Careful transformation into a society where political and economic power is accessible to anyone is the single most effective way to stimulate economic progress and a healthy market economy. In Africa, there are several powerful elites who are well aware of the mechanisms that would stimulate democracy and free market reform. The question now is: Why do African elites hang on to a limited access model when there is enough proof that suggests that an open access society enjoys more sustained economic growth? To answer this question we can look at 17th century Europe and see that African elites lack the incentives to properly install institutions that would lead to transformation into an open access society.

In Europe around the 17th and 18th century, the failure to put strong institutions in place would result  in loss of territory  or wealth. European leaders failing to efficiently manage their administration would surely be conquered by either outside forces or overthrown from within. Years and years of fierce competition among European elites resulted in strong and organized states in which a well organized administration was vital to the states existence. Theorist Michel Foucault sees this development as a direct link that eventually led to enlightenment in Europe around the 17th century. He describes this strong administration as a consequence of the growth of the population in Europe. Foucault tells us that institutions which made Europe flourish in the 17th and 18th century – like schools, workshops, the army, - can only be understood on the basis of the development of great administrative monarchies. In short we could say that because of the extremely competitive environment and the growth of the population in Europe around the 17th century, there was an urgent need for leaders to organize their administration. As a consequence, stronger states emerged that built the foundation for an open access society.

If we take this argument and apply it to Africa Today, we see that through foreign assistance, African governments are able to maintain power despite their mismanagement of essential institutions. International treaties, development aid and easy money through dubious foreign investments (think of China) assist them in their ability to keep access limited to the majority of the population. Bilateral conflicts and wars are prevented by international watchdogs and coups are getting less common because of the tight grip the current elites have on the state (strengthened by foreign money).

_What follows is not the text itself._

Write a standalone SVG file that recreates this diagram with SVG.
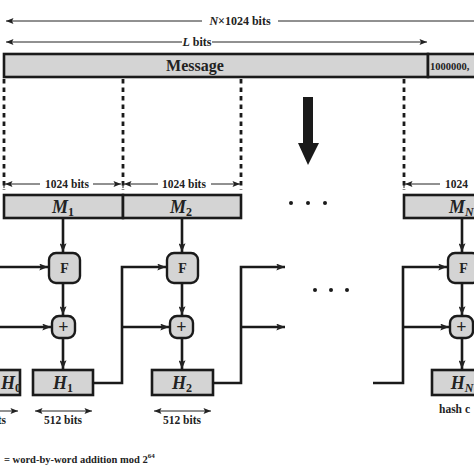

Although institutional forms may be present most african countries, their practical use and implementation is often dreadful. In higher echelons of power (think of central government) institutions may work relatively well, however, it is this central government that fails to see to it that institutions are effectively implemented in the lower levels of political administration (local governments). When it comes to obvious cases of corruption, the top elites will take no risk of getting caught with their pants down. However, their reluctance to monitor the rest of their administration ensures that access to economic and political power remains limited.

As the real interest of the elite lie in foreign investment and the larger amounts of direct aid, they care little for corruption in the lower levels of society. The only interest the high levels of power have in the people of the country is a sufficient amount of votes to win (or credibly rig) the elections. For their remaining needs they turn to the richer foreign countries, be it in the form of Western direct development aid or disputable Chinese investments. At top level, politicians know how to handle themselves and to divert liability of mismanagement away from their position. The dreadfulness of government administration starts to show when looking deeper inside.

In my next posts I will describe my experiences during an expedition through the remote Ugandan district of Namutumba with a Ugandan researcher to find out how local governments function in real life..


Category: Politics | Tags: politics, africa, africa, democracy,


Comments

  • Ian Sullivan on 09th June 2010:

    I think this post would have been more credible if it used tangable examples to back up large claims. Africa is a continent, not a country, and is very diverse….


  • wouter on 10th June 2010:

    I understand your comment. It’s hard to go into such complex matters in one blog post. As I said, I will go into practical first hand experience in my next posts and hope to show you that these claims (based on theories by influential thinkers) at least hold in some parts of rural Uganda. Thanks for your comment.


  • Salim Kinyiri on 10th July 2010:

    Well, I am sure your work comes at a time when you still have fresh memories of an encounter with how Leadership in Africa is so pivotal in terms of orchestrating change.
    I want to differ with you on the assertion that “in order to prevent conflict within the elite circle, access to political and economic power is denied to non-elites” In my home district (Iganga) for instance, political and economic power belonged to the non-elites back in the day. With an African Chiefdom political arrangement in my home district around the 17th Century, western elitism was no where to be in Africa, neither in my home area because colonialism had not surfaced then. Nonetheless conflict was eminent and it possibly explains the chiefdom wars of annexation and other related causes.

    Today the world is driven by business, political power is inclined to the best in business; its the monied business people that bankroll political activities that bring even the mightiest political parties in the world to day to power through what they have dubbed fund-raising. The influence of religion and other factors including elitism are secondary to the financial power. Where as modern politics has made it possible for individuals to be denied power through governance approaches like democracy, it is very difficult to deny economic power to any body especially where in your proceeding arguments you post that a free market reforms is the way to go.

    Yes institutional forms are present in most African countries and their practical use and implementation is often dreadful. in Uganda for instance, we had several of such policies that came with foreign aid strings attached. they were policies that had not been suggested by the natives but rather imposed on them and expected to e implimented by the same people that never understood them or who were still backward to impliment the policies.

    the argument Ugandans have put to their leadership is that let us have home grown policies and commit our own mistakes as a result of the decisions we make than labeling blames on to the teams that imposed the policies on us.

    Lack of a deliberate approach towards monitoring policies at implementation level has also failed several policies that would be exception in terms of leading to social economic transformations. this has been the weakest link in most of the institutional policies that Africa would be very much proud of.

    That is why in higher echelons of power institutions work relatively well, however, they fail to see to it that policies are effectively implemented in the lower levels of administration. The reluctance to monitor the implementation especially by even the small vigilant public is what is making corruption be the continent’s next identity to crafty leadership!